A Difficult Year

As we all know, 2023 was a hard year. Runaway inflation, the likes of which we haven’t seen in 40 years; undocumented migrants pouring into the country, the intentions of many are not yet apparent; and the Russians massacring civilians, raping women, and torturing prisoners of war in their invasion of the Ukraine. Communist China is eying to take over the tiny country of Taiwan, a democracy. The opioid crisis is shattering families, and the deep-seated corruption of the U.S. government is now on full display.  Then, a few months ago on October 7, during the Jewish festival of Shemini Atzeret, Hamas terrorists from Gaza infiltrated Israel and massacred over 1,200 Israelis, which included raping women, burning whole families alive, decapitating babies, and taking Israelis and foreigners from multiple countries as hostages. Taking in all these horrific events, I have felt disoriented thinking about all those suffering worldwide. At this moment, my heart is aching just imagining the fate of those kidnapped in Gaza. But my sadness reached a personal level when my writer friend Jacky passed away in November. She spent 38 days in the hospital become she succumbed. It seems a short while ago I saw her lively and busy, sharing her medical articles for her community newsletter and her poetry for special days on the calendar.  Now she is gone.

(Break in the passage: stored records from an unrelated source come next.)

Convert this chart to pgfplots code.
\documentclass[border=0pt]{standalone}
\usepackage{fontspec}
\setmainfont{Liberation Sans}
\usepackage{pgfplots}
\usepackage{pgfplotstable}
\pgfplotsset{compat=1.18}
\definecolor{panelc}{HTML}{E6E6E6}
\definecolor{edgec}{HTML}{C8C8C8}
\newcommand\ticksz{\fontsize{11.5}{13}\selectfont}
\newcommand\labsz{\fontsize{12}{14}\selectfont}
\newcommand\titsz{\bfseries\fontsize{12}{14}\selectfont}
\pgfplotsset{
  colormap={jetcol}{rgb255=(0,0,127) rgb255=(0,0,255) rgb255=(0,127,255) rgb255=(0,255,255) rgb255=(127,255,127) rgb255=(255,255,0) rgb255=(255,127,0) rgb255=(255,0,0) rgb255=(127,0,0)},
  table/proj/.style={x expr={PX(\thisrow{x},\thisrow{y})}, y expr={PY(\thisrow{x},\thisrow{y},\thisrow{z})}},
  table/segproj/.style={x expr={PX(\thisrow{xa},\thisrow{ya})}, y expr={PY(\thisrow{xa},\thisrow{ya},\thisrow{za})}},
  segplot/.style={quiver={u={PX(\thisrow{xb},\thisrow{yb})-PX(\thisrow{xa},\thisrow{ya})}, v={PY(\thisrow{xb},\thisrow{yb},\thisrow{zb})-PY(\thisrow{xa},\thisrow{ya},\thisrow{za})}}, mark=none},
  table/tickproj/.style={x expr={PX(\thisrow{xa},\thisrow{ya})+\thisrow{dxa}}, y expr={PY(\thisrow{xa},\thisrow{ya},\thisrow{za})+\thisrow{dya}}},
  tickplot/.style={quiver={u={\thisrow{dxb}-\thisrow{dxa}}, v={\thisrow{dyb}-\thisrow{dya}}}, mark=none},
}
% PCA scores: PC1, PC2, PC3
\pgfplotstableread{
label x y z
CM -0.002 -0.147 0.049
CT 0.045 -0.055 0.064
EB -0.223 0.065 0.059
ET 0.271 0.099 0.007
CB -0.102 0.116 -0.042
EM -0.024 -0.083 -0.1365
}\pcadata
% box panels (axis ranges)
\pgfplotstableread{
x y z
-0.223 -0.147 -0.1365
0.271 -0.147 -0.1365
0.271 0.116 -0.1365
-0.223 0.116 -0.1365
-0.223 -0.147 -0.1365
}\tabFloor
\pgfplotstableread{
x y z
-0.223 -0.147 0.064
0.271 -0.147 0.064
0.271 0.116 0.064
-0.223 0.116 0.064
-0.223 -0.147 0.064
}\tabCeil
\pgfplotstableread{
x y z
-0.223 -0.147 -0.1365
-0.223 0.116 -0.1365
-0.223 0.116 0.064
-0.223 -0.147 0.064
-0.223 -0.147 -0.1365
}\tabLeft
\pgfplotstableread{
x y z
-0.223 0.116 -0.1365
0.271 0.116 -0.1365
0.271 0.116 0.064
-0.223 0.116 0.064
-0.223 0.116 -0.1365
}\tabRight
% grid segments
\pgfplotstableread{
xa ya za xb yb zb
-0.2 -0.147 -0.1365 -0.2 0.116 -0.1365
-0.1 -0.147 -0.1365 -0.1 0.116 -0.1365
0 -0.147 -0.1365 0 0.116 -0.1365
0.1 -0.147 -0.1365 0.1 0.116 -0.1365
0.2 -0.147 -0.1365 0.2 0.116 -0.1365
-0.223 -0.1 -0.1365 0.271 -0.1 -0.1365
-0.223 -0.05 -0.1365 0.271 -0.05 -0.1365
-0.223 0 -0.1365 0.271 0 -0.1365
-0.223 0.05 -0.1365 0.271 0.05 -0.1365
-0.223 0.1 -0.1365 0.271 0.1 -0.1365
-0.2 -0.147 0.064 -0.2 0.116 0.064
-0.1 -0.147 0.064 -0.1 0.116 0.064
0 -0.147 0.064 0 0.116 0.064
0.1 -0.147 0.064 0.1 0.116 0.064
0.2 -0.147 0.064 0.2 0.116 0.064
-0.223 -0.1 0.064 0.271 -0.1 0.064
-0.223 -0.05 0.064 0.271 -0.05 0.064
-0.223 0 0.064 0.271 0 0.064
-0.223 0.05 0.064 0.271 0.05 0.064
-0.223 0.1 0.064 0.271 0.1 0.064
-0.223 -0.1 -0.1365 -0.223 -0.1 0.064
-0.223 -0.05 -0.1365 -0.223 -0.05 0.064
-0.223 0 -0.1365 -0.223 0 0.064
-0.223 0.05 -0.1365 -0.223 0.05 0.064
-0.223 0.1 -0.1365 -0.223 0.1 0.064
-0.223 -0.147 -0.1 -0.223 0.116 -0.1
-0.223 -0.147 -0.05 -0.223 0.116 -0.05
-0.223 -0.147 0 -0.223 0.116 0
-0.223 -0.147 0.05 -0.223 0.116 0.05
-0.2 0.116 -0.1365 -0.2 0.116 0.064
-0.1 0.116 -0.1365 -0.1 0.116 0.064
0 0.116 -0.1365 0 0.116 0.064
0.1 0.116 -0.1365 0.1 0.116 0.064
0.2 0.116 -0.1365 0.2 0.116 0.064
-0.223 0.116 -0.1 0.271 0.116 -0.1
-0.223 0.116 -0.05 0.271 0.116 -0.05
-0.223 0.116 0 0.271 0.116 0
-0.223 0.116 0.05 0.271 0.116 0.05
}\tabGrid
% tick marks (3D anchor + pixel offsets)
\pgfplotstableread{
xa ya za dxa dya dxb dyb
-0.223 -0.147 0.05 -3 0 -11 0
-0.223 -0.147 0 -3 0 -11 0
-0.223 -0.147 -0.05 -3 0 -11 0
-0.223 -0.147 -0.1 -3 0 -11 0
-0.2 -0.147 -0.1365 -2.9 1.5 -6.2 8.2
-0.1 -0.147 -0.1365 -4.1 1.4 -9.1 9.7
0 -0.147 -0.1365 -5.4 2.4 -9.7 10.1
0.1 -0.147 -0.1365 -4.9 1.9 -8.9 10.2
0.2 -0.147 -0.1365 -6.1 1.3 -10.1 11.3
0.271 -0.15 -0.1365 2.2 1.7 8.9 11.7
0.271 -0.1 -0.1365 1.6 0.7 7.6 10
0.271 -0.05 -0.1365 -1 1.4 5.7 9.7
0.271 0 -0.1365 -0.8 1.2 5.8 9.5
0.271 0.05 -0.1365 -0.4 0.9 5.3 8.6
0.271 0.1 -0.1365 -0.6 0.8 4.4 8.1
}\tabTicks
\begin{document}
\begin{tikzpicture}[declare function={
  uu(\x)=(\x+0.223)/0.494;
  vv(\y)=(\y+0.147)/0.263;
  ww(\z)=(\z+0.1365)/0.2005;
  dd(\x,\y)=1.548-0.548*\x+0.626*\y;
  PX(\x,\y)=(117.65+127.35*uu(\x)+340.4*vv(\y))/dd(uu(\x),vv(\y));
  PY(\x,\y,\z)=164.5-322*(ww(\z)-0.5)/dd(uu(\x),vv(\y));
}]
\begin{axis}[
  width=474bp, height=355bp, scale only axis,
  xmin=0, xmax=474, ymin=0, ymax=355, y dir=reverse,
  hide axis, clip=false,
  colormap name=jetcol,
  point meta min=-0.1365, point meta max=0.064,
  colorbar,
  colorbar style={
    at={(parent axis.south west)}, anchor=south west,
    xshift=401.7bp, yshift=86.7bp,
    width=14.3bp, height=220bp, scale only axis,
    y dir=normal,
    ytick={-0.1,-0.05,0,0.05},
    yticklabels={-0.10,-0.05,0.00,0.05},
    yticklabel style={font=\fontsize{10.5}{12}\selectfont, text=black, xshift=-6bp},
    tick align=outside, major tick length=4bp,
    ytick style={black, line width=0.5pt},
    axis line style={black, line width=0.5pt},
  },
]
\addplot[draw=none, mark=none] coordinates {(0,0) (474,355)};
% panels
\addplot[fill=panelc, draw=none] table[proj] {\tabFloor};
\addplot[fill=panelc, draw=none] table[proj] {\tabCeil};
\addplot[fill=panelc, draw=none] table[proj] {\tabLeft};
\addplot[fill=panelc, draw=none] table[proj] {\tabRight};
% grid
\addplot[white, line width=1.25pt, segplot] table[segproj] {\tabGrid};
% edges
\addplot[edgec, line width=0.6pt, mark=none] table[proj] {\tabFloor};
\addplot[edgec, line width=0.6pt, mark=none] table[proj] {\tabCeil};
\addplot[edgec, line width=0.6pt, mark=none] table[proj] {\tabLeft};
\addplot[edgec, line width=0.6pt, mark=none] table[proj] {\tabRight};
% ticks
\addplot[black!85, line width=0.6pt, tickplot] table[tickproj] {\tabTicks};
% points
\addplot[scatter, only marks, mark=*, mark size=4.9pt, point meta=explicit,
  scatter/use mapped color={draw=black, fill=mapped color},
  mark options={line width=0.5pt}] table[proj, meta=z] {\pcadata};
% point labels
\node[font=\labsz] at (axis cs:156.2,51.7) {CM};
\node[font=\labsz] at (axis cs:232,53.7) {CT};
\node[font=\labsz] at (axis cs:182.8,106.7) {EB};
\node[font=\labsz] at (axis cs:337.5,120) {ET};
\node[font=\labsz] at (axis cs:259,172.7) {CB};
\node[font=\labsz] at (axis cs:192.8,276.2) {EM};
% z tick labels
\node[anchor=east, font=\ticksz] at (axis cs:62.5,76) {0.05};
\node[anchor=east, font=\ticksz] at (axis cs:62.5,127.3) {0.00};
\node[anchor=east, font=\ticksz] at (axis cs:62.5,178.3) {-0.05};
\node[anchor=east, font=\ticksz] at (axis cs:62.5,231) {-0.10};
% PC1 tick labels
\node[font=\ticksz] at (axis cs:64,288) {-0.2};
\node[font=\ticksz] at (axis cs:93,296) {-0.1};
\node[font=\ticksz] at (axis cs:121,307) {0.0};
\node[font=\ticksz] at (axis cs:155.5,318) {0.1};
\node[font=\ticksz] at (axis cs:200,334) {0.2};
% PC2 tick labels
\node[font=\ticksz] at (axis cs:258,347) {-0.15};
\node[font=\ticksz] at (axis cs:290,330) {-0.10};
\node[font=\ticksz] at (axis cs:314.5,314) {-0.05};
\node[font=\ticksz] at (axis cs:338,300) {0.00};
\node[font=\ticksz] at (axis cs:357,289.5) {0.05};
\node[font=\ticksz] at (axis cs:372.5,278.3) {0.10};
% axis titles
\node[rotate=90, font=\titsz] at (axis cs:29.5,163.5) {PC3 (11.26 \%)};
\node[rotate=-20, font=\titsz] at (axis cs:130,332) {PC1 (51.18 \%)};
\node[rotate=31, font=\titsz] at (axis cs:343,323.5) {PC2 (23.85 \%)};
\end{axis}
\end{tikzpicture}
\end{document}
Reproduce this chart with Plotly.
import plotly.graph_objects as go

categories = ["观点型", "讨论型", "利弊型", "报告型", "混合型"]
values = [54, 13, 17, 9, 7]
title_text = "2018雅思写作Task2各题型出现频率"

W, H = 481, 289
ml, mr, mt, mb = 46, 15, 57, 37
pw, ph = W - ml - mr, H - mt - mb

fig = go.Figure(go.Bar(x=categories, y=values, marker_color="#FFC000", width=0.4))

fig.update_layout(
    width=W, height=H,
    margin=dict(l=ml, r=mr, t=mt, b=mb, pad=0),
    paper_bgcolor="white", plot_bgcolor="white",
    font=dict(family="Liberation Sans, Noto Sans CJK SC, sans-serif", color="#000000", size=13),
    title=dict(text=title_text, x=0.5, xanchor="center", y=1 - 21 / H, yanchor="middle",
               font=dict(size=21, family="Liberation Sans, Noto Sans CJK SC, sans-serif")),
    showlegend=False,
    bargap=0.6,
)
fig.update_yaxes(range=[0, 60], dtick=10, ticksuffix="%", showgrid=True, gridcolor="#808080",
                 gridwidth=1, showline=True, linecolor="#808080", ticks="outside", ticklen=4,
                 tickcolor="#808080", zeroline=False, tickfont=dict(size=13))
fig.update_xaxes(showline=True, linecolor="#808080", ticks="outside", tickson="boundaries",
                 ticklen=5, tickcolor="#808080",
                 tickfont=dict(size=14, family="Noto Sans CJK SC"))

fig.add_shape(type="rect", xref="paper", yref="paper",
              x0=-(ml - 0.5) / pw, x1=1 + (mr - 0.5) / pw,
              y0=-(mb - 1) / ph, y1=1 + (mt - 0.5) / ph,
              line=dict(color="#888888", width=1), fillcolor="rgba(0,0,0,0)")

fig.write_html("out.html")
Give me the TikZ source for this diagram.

Jacky did more than write medical articles and poetry. She was a nurse for 55 years and a beloved mother and grandmother. She had many good friends because she was a good friend. I knew her for about 8 years as a member of the Word Lovers writing group. After I wrote and published my first novel, Jacky invited me to discuss it at her community book club. I’ll never forget her kindness and support.

My parents passed away five months apart in 2020.  I felt lost and adrift then, and it’s the same feeling I have now. A lifelong news junkie, I now have trouble watching the news and hearing about all the everyday horrible events. It seems as if evil reigns. Many feel the evil winds are similar to when the Nazis came to power in Germany. Forces of hatred have been unleashed.

But I have to tell myself that it’s not all darkness. I still meet many wonderful people. I was also gladdened Elizabeth Magill of the University of Pennsylvania and Claudine Gay of Harvard were forced to resign for tolerating antisemitism on their college campuses. Major donors to these schools are pulling out and large corporations will not hire graduates with a history of supporting hate. News is swirling that pharmaceutical companies Eisai and Biogen Inc are preparing to introduce a drug to finally put an end to Alzheimer’s, which would save so many people and their families from the anguish of a cruel disease robbing people of their minds. And of course, babies are still being born, a sure sign that life must go on.

And we have elections in 2024. It is my fervent hope and prayer that the American people elect wise leaders who put the citizens of this country before their own self-interests so the United States can once again be a beacon for good in the world. For the world desperately needs it.

Unfortunately, tragedies and senseless violence will not automatically end, but what the world needs is a reason for hope and optimism that life can improve for all.